Rechtbank sorteert voor op arrest Hoge Raad
In aanvulling op het voorgaande merkt de rechtbank op dat zij voorshands van oordeel is dat als de Hoge Raad zal oordelen dat een Didam-strijdige overeenkomst nietig of vernietigbaar is, een toewijzing van de vorderingen die daarop zien vereist dat deze ook tegen de contractspartij van de gemeente zijn ingesteld. Dit omdat de contractspartij onmiddellijk betrokken is bij de vraag of de door hem met de gemeente gesloten overeenkomst nietig dan wel vernietigbaar is. Om die reden acht de rechtbank het op zijn plaats dat de eiser de contractspartij op de voet van artikel 118 Rv alsnog in het geding betrekt.

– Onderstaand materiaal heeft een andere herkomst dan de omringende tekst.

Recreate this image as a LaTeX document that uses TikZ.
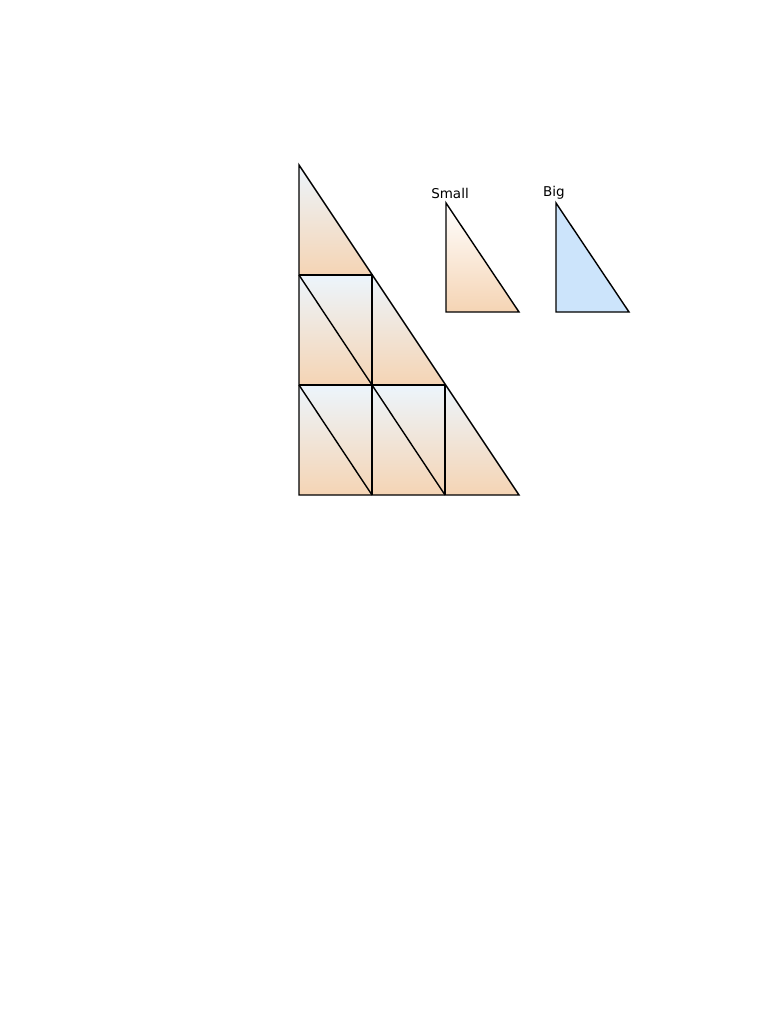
\documentclass[tikz,border=0pt]{standalone}
\usepackage{fontspec}
\setmainfont{DejaVu Sans}
\definecolor{paleorange}{RGB}{245,212,180}
\definecolor{paleblue}{RGB}{236,245,252}
\definecolor{bigblue}{RGB}{204,228,251}
\tikzset{
  edge/.style={draw=black, line width=1.4pt, line join=miter},
  rowshade/.style={top color=paleblue, bottom color=paleorange},
  smallshade/.style={top color=white, bottom color=paleorange},
  lbl/.style={font=\fontsize{13.5}{16}\selectfont, inner sep=0pt}
}
\begin{document}
\begin{tikzpicture}[x=1pt,y=-1pt]
\useasboundingbox (0,0) rectangle (768,1024);
% big staircase triangle fills
\shade[rowshade] (299,165) -- (372,275) -- (299,275) -- cycle;
\shade[rowshade] (299,275) -- (372,275) -- (445,385) -- (299,385) -- cycle;
\shade[rowshade] (299,385) -- (445,385) -- (519,495) -- (299,495) -- cycle;
% outline and grid
\draw[edge] (299,165) -- (519,495) -- (299,495) -- cycle;
\draw[edge] (299,275) -- (372,275) -- (372,495);
\draw[edge] (299,385) -- (445,385) -- (445,495);
\draw[edge] (299,275) -- (372,385);
\draw[edge] (299,385) -- (372,495);
\draw[edge] (372,385) -- (445,495);
% small triangle
\shade[smallshade] (446,203) -- (519,312) -- (446,312) -- cycle;
\draw[edge] (446,203) -- (519,312) -- (446,312) -- cycle;
\node[lbl] (small) at (450,193) {Small};
% big triangle
\fill[bigblue] (556,203) -- (629,312) -- (556,312) -- cycle;
\draw[edge] (556,203) -- (629,312) -- (556,312) -- cycle;
\node[lbl] (big) at (554,193) {Big};
\end{tikzpicture}
\end{document}
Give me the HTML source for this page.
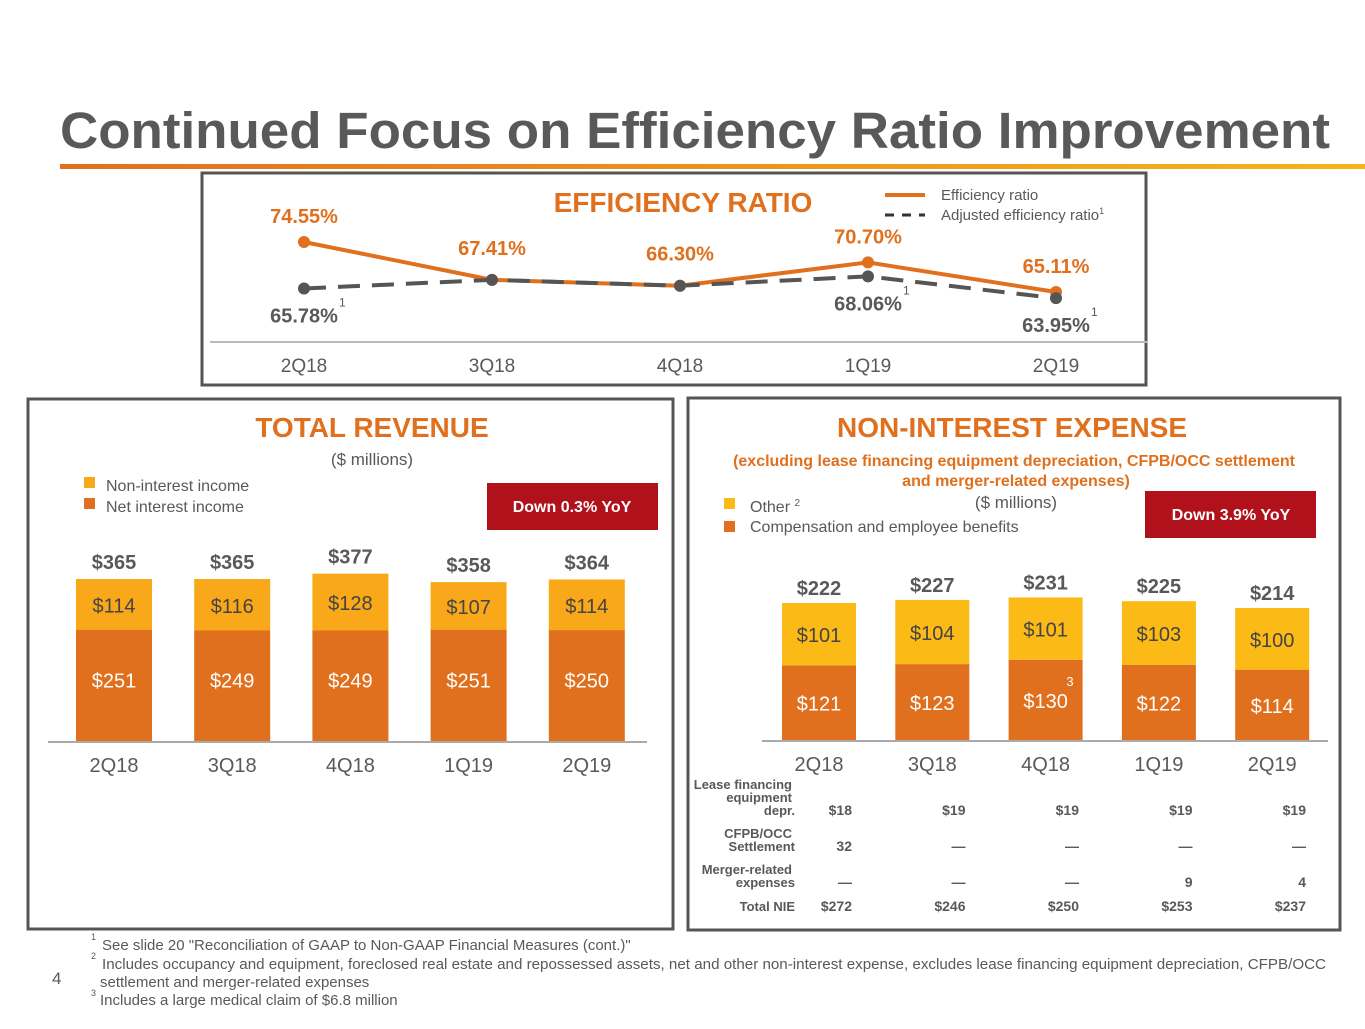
<!DOCTYPE html>
<html><head><meta charset="utf-8"><style>
body{margin:0;background:#fff;width:1365px;height:1024px;overflow:hidden;font-family:"Liberation Sans",Arial,sans-serif}
svg text{font-family:"Liberation Sans",Arial,sans-serif}
</style></head><body>
<svg id="s" width="1365" height="1024" xmlns="http://www.w3.org/2000/svg">
<defs><linearGradient id="g" x1="0" x2="1"><stop offset="0" stop-color="#E0701E"/><stop offset="1" stop-color="#F5B41A"/></linearGradient></defs>
<text x="60" y="148" font-size="51" font-weight="bold" fill="#595959" textLength="1270" lengthAdjust="spacingAndGlyphs">Continued Focus on Efficiency Ratio Improvement</text>
<rect x="60" y="164" width="1305" height="5" fill="url(#g)"/>
<rect x="202" y="173" width="944" height="212" fill="none" stroke="#555" stroke-width="3"/>
<rect x="28" y="399" width="645" height="530" fill="none" stroke="#555" stroke-width="3"/>
<rect x="688" y="398" width="652" height="532" fill="none" stroke="#555" stroke-width="3"/>
<text x="683" y="212" font-size="28" font-weight="bold" fill="#E0701E" text-anchor="middle">EFFICIENCY RATIO</text>
<line x1="885" y1="195" x2="925" y2="195" stroke="#E0701E" stroke-width="4"/>
<text x="941" y="200" font-size="15" fill="#595959">Efficiency ratio</text>
<line x1="885" y1="215" x2="925" y2="215" stroke="#333" stroke-width="3" stroke-dasharray="9,8"/>
<text x="941" y="220" font-size="15" fill="#595959">Adjusted efficiency ratio<tspan font-size="9" dy="-6">1</tspan></text>
<line x1="210" y1="342" x2="1148" y2="342" stroke="#bbb" stroke-width="2"/>
<g id="eff"></g>
<text x="372" y="437" font-size="28" font-weight="bold" fill="#E0701E" text-anchor="middle">TOTAL REVENUE</text>
<text x="372" y="465" font-size="17" fill="#595959" text-anchor="middle">($ millions)</text>
<rect x="84" y="477" width="11" height="11" fill="#F9A81A"/>
<text x="106" y="491" font-size="16" fill="#595959">Non-interest income</text>
<rect x="84" y="498" width="11" height="11" fill="#E0701E"/>
<text x="106" y="512" font-size="16" fill="#595959">Net interest income</text>
<rect x="487" y="483" width="171" height="47" fill="#B0111A"/>
<text x="572" y="512" font-size="16" font-weight="bold" fill="#fff" text-anchor="middle">Down 0.3% YoY</text>
<line x1="48" y1="742" x2="647" y2="742" stroke="#aaa" stroke-width="2"/>
<g id="rev"></g>
<text x="1012" y="437" font-size="28" font-weight="bold" fill="#E0701E" text-anchor="middle">NON-INTEREST EXPENSE</text>
<text x="1014" y="466" font-size="16" font-weight="bold" fill="#E0701E" text-anchor="middle">(excluding lease financing equipment depreciation, CFPB/OCC settlement</text>
<text x="1016" y="486" font-size="16" font-weight="bold" fill="#E0701E" text-anchor="middle">and merger-related expenses)</text>
<text x="1016" y="508" font-size="17" fill="#595959" text-anchor="middle">($ millions)</text>
<rect x="724" y="498" width="11" height="11" fill="#FBBA16"/>
<text x="750" y="512" font-size="16" fill="#595959">Other <tspan font-size="10" dy="-6">2</tspan></text>
<rect x="724" y="521" width="11" height="11" fill="#E0701E"/>
<text x="750" y="532" font-size="16" fill="#595959">Compensation and employee benefits</text>
<rect x="1145" y="491" width="171" height="47" fill="#B0111A"/>
<text x="1231" y="520" font-size="16" font-weight="bold" fill="#fff" text-anchor="middle">Down 3.9% YoY</text>
<line x1="762" y1="741" x2="1328" y2="741" stroke="#aaa" stroke-width="2"/>
<g id="nie"></g>
<g font-size="13" font-weight="bold" fill="#595959" text-anchor="end">
<text x="792" y="789">Lease financing</text><text x="792" y="802">equipment</text><text x="795" y="815">depr.</text>
<text x="792" y="838">CFPB/OCC</text><text x="795" y="851">Settlement</text>
<text x="792" y="874">Merger-related</text><text x="795" y="887">expenses</text>
<text x="795" y="911">Total NIE</text>
</g>
<g id="tbl" font-size="14" font-weight="bold" fill="#595959" text-anchor="end"></g>
<g font-size="15" fill="#595959">
<text x="91" y="940" font-size="9">1</text><text x="102" y="950">See slide 20 "Reconciliation of GAAP to Non-GAAP Financial Measures (cont.)"</text>
<text x="91" y="959" font-size="9">2</text><text x="102" y="969" textLength="1224" lengthAdjust="spacingAndGlyphs">Includes occupancy and equipment, foreclosed real estate and repossessed assets, net and other non-interest expense, excludes lease financing equipment depreciation, CFPB/OCC</text>
<text x="100" y="987">settlement and merger-related expenses</text>
<text x="91" y="996" font-size="9">3</text><text x="100" y="1005">Includes a large medical claim of $6.8 million</text>
<text x="52" y="984" font-size="17">4</text>
</g>
</svg>
<script>
const quarters=["2Q18","3Q18","4Q18","1Q19","2Q19"];
const effRatio=[74.55,67.41,66.30,70.70,65.11];
const adjRatio=[65.78,67.41,66.30,68.06,63.95];
const adjLabelShown=[true,false,false,true,true];
const revNet=[251,249,249,251,250];
const revNonInt=[114,116,128,107,114];
const nieComp=[121,123,130,122,114];
const nieOther=[101,104,101,103,100];
const tblLease=["$18","$19","$19","$19","$19"];
const tblCfpb=["32","—","—","—","—"];
const tblMerger=["—","—","—","9","4"];
const tblTotal=["$272","$246","$250","$253","$237"];
const NS="http://www.w3.org/2000/svg";
function mk(p,t,a,txt){const e=document.createElementNS(NS,t);for(const k in a)e.setAttribute(k,a[k]);if(txt!==undefined)e.textContent=txt;p.appendChild(e);return e;}
const eff=document.getElementById('eff');
const ex=i=>304+i*188, ey=v=>242+(74.55-v)*5.3;
let pa=effRatio.map((v,i)=>ex(i)+','+ey(v)).join(' ');
let pb=adjRatio.map((v,i)=>ex(i)+','+ey(v)).join(' ');
let l1=mk(eff,'polyline',{points:pa,fill:'none',stroke:'#E0701E','stroke-width':4});


let l2=mk(eff,'polyline',{points:pb,fill:'none',stroke:'#555','stroke-width':4,'stroke-dasharray':'22,12'});


effRatio.forEach((v,i)=>{
 let c=mk(eff,'circle',{cx:ex(i),cy:ey(v),r:6,fill:'#E0701E'});
 
 
 let t=mk(eff,'text',{x:ex(i),y:ey(v)-(i==0||i==3||i==4?19:25),'font-size':20,'font-weight':'bold',fill:'#E0701E','text-anchor':'middle'},v.toFixed(2)+'%');
 
 
});
adjRatio.forEach((v,i)=>{
 let c=mk(eff,'circle',{cx:ex(i),cy:ey(v),r:6,fill:'#555'});
 
 
 if(adjLabelShown[i]){
  let t=mk(eff,'text',{x:ex(i),y:ey(v)+34,'font-size':20,'font-weight':'bold',fill:'#595959','text-anchor':'middle'},v.toFixed(2)+'%');
  
  
  mk(eff,'text',{x:ex(i)+35,y:ey(v)+18,'font-size':12,fill:'#595959'},'1');
 }
 let q=mk(eff,'text',{x:ex(i),y:372,'font-size':19,fill:'#595959','text-anchor':'middle'},quarters[i]);
 
 
});
function bars(id,base,scale,cx,w,bot,top,cb,ct,lblY,botOffset,totalOff){
 const g=document.getElementById(id);
 bot.forEach((b,i)=>{
  const x=cx(i)-w/2, hb=b*scale, ht=top[i]*scale;
  let r1=mk(g,'rect',{x:x,y:base-hb,width:w,height:hb,fill:cb});
  
  
  let r2=mk(g,'rect',{x:x,y:base-hb-ht,width:w,height:ht,fill:ct});
  
  
  mk(g,'text',{x:cx(i),y:base-hb/2+botOffset,'font-size':20,fill:'#fff','text-anchor':'middle'},'$'+b);
  mk(g,'text',{x:cx(i),y:base-hb-ht/2+8,'font-size':20,fill:'#444','text-anchor':'middle'},'$'+top[i]);
  let tt=mk(g,'text',{x:cx(i),y:base-hb-ht-totalOff,'font-size':20,'font-weight':'bold',fill:'#595959','text-anchor':'middle'},'$'+(b+top[i]));
  
  
  let q=mk(g,'text',{x:cx(i),y:lblY,'font-size':20,fill:'#595959','text-anchor':'middle'},quarters[i]);
  
  
 });
 return g;
}
bars('rev',741,0.4438,i=>114+i*118.2,76,revNet,revNonInt,'#E0701E','#F9A81A',772,2,10);
const ng=bars('nie',740,0.617,i=>819+i*113.3,74,nieComp,nieOther,'#E0701E','#FBBA16',771,8,8);
mk(ng,'text',{x:1070,y:686,'font-size':13,fill:'#fff','text-anchor':'middle'},'3');
const tb=document.getElementById('tbl');
const tx=i=>852+i*113.5;
[[tblLease,815],[tblCfpb,851],[tblMerger,887],[tblTotal,911]].forEach(([arr,y])=>{
 arr.forEach((v,i)=>{let t=mk(tb,'text',{x:tx(i),y:y},v);
  
  });
});
</script>
</body></html>
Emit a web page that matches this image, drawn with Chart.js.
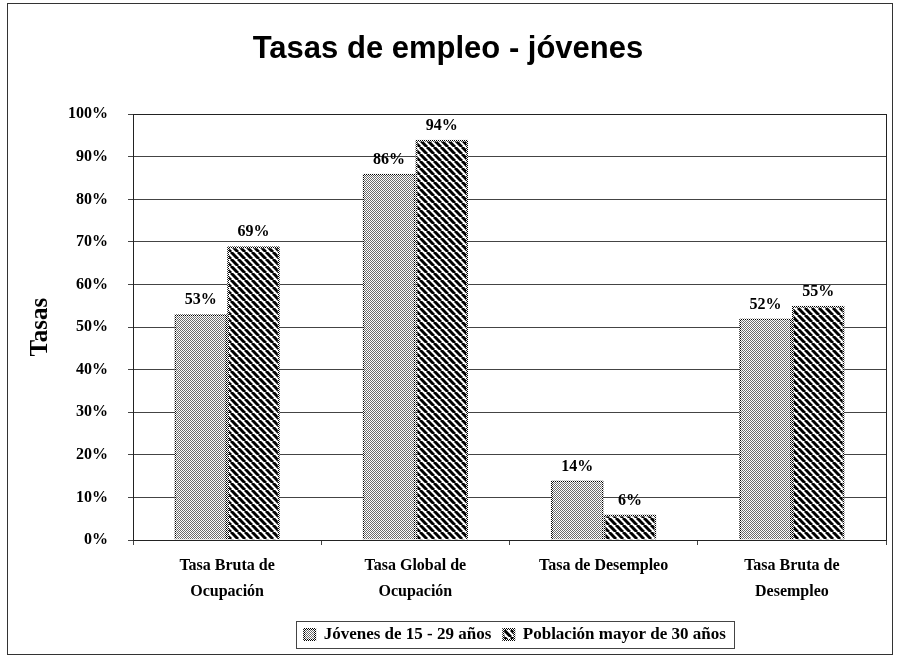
<!DOCTYPE html>
<html>
<head>
<meta charset="utf-8">
<script src="https://cdn.jsdelivr.net/npm/chart.js@4.4.0/dist/chart.umd.min.js"></script>
<style>
  body { margin: 0; background: #fff; }
  #wrap { width: 897px; height: 659px; }
</style>
</head>
<body>
<div id="wrap"><canvas id="myChart" width="897" height="659"></canvas></div>
<script>
const categories = [['Tasa Bruta de', 'Ocupación'], ['Tasa Global de', 'Ocupación'], 'Tasa de Desempleo', ['Tasa Bruta de', 'Desempleo']];
const seriesNames = ['Jóvenes de 15 - 29 años', 'Población mayor de 30 años'];
const jovenes = [53, 86, 14, 52];
const mayores = [69, 94, 6, 55];
const yMin = 0, yMax = 100, yStep = 10;

const canvas = document.getElementById('myChart');
const c2d = canvas.getContext('2d');
const serif = '"Liberation Serif", "Times New Roman", serif';

function makeTile(size, draw) {
    const t = document.createElement('canvas');
    t.width = size; t.height = size;
    const g = t.getContext('2d');
    g.fillStyle = '#fff';
    g.fillRect(0, 0, size, size);
    draw(g, size);
    return c2d.createPattern(t, 'repeat');
}

// stippled grey
const dots = makeTile(2, (g) => {
    g.fillStyle = '#6e6e6e';
    g.fillRect(0, 0, 1, 1);
    g.fillRect(1, 1, 1, 1);
});
// black diagonal stripes
const stripes = makeTile(7, (g, s) => {
    g.strokeStyle = '#000';
    g.lineWidth = 3;
    for (const o of [-s, 0, s]) {
        g.beginPath();
        g.moveTo(o, 0);
        g.lineTo(o + s, s);
        g.stroke();
    }
});
// dotted outline
const dotted = makeTile(2, (g) => {
    g.fillStyle = '#000';
    g.fillRect(0, 0, 1, 1);
    g.fillRect(1, 1, 1, 1);
});

const valueLabels = {
    id: 'valueLabels',
    afterDatasetsDraw(chart) {
        const { ctx } = chart;
        ctx.save();
        ctx.font = 'bold 16px ' + serif;
        ctx.fillStyle = '#000';
        ctx.textAlign = 'center';
        ctx.textBaseline = 'bottom';
        chart.data.datasets.forEach((ds, i) => {
            chart.getDatasetMeta(i).data.forEach((bar, j) => {
                ctx.fillText(ds.data[j] + '%', bar.x, bar.y - 6);
            });
        });
        ctx.restore();
    }
};

const frames = {
    id: 'frames',
    afterLayout(chart) {
        // the legend sits a bit right of centre in the original
        const lg = chart.legend;
        lg.left += 67;
        lg.right += 67;
    },
    afterDraw(chart) {
        const { ctx, chartArea: a } = chart;
        ctx.save();
        ctx.lineWidth = 1;
        ctx.strokeStyle = '#333';
        // outer frame
        ctx.strokeRect(7.5, 3.5, 885, 651);
        // plot area box
        ctx.strokeStyle = '#222';
        ctx.strokeRect(Math.round(a.left) + 0.5, Math.round(a.top) + 0.5, Math.round(a.right - a.left), Math.round(a.bottom - a.top));
        // legend box
        const boxes = chart.legend.legendHitBoxes;
        if (boxes && boxes.length) {
            const l = Math.min(...boxes.map(b => b.left)) - 8;
            const r = Math.max(...boxes.map(b => b.left + b.width)) + 8;
            const t = Math.min(...boxes.map(b => b.top)) - 5;
            const bt = Math.max(...boxes.map(b => b.top + b.height)) + 5;
            ctx.strokeStyle = '#444';
            ctx.strokeRect(Math.round(l) + 0.5, Math.round(t) + 0.5, Math.round(r - l), Math.round(bt - t));
        }
        ctx.restore();
    }
};

new Chart(canvas, {
    type: 'bar',
    data: {
        labels: categories,
        datasets: [{
            label: seriesNames[0],
            data: jovenes,
            backgroundColor: dots,
            borderColor: dotted,
            borderWidth: 2,
            borderSkipped: 'start'
        }, {
            label: seriesNames[1],
            data: mayores,
            backgroundColor: stripes,
            borderColor: dotted,
            borderWidth: 2,
            borderSkipped: 'start'
        }]
    },
    options: {
        responsive: false,
        animation: false,
        categoryPercentage: 0.56,
        barPercentage: 1.0,
        layout: { padding: { left: 10, right: 11, top: 8, bottom: 6 } },
        plugins: {
            title: {
                display: true,
                text: 'Tasas de empleo - jóvenes',
                color: '#000',
                font: { family: '"Liberation Sans", Arial, sans-serif', size: 31, weight: 'bold' },
                padding: { top: 23, bottom: 46 }
            },
            legend: {
                position: 'bottom',
                labels: {
                    color: '#000',
                    font: { family: serif, size: 17, weight: 'bold' },
                    boxWidth: 11,
                    boxHeight: 11,
                    padding: 12
                }
            },
            tooltip: { enabled: false }
        },
        scales: {
            y: {
                min: yMin,
                max: yMax,
                ticks: {
                    stepSize: yStep,
                    callback: (v) => v + '%',
                    color: '#000',
                    font: { family: serif, size: 16, weight: 'bold' },
                    padding: 20
                },
                grid: { color: '#444', tickLength: 5, tickColor: '#444' },
                border: { color: '#222' },
                title: {
                    display: true,
                    text: 'Tasas',
                    color: '#000',
                    font: { family: serif, size: 25, weight: 'bold' },
                    padding: { top: 16, bottom: 0 }
                },
                afterFit: (s) => { s.width = 123; }
            },
            x: {
                ticks: {
                    color: '#000',
                    font: { family: serif, size: 16, weight: 'bold', lineHeight: 1.6 },
                    padding: 8,
                    maxRotation: 0
                },
                grid: { offset: true, drawOnChartArea: false, tickLength: 5, color: '#444' },
                border: { color: '#222' },
                afterFit: (s) => { s.height = 74; }
            }
        }
    },
    plugins: [valueLabels, frames]
});
</script>
</body>
</html>
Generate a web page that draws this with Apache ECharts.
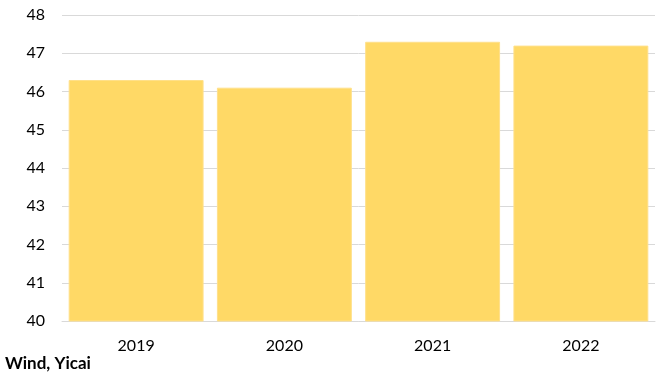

Voor de duidelijkheid overweegt de rechtbank dat als de Hoge Raad (in lijn met de conclusie van de A-G) oordeelt dat een Didam-strijdige overeenkomst niet nietig of vernietigbaar is, er geen aanleiding bestaat voor een schadevergoeding in natura bestaande uit de vernietiging of ongedaanmaking van de koopovereenkomst. Dat zou immers via een omweg tot dezelfde uitkomst leiden. Volgens de rechtbank zou in dat geval slechts ruimte zijn voor een vergoeding van de schade, die op de gebruikelijke wijze (lees: in geld) moet worden begroot.
Conclusie
De rechtbank durft het dus niet aan om vooruitlopend op het arrest van de Hoge Raad te oordelen of de Didam-strijdige koopovereenkomst geldig, nietig of vernietigbaar is.
Andere gerechtelijke instanties hebben daar eerder wel een oordeel over geveld. Zo oordeelde de rechtbank Limburg dat een Didam-strijdige overeenkomst geldig is (ECLI:NL:RBLIM:2023:3086), de rechtbank Midden-Nederland driemaal dat deze nietig is (ECLI:NL:RBMNE:2023:1244, ECLI:NL:RBMNE:2023:6782 & ECLI:NL:RBMNE:2024:3167) en het Hof Arnhem-Leeuwarden tweemaal dat deze vernietigbaar is (ECLI:NL:GHARL:2023:2796 & ECLI:NL:GHARL:2024:3167).
Wel sorteert de rechtbank dus voor op het mogelijke oordeel van de Hoge Raad. De verwachting is dat de Hoge Raad op 25 oktober 2024 arrest wijst.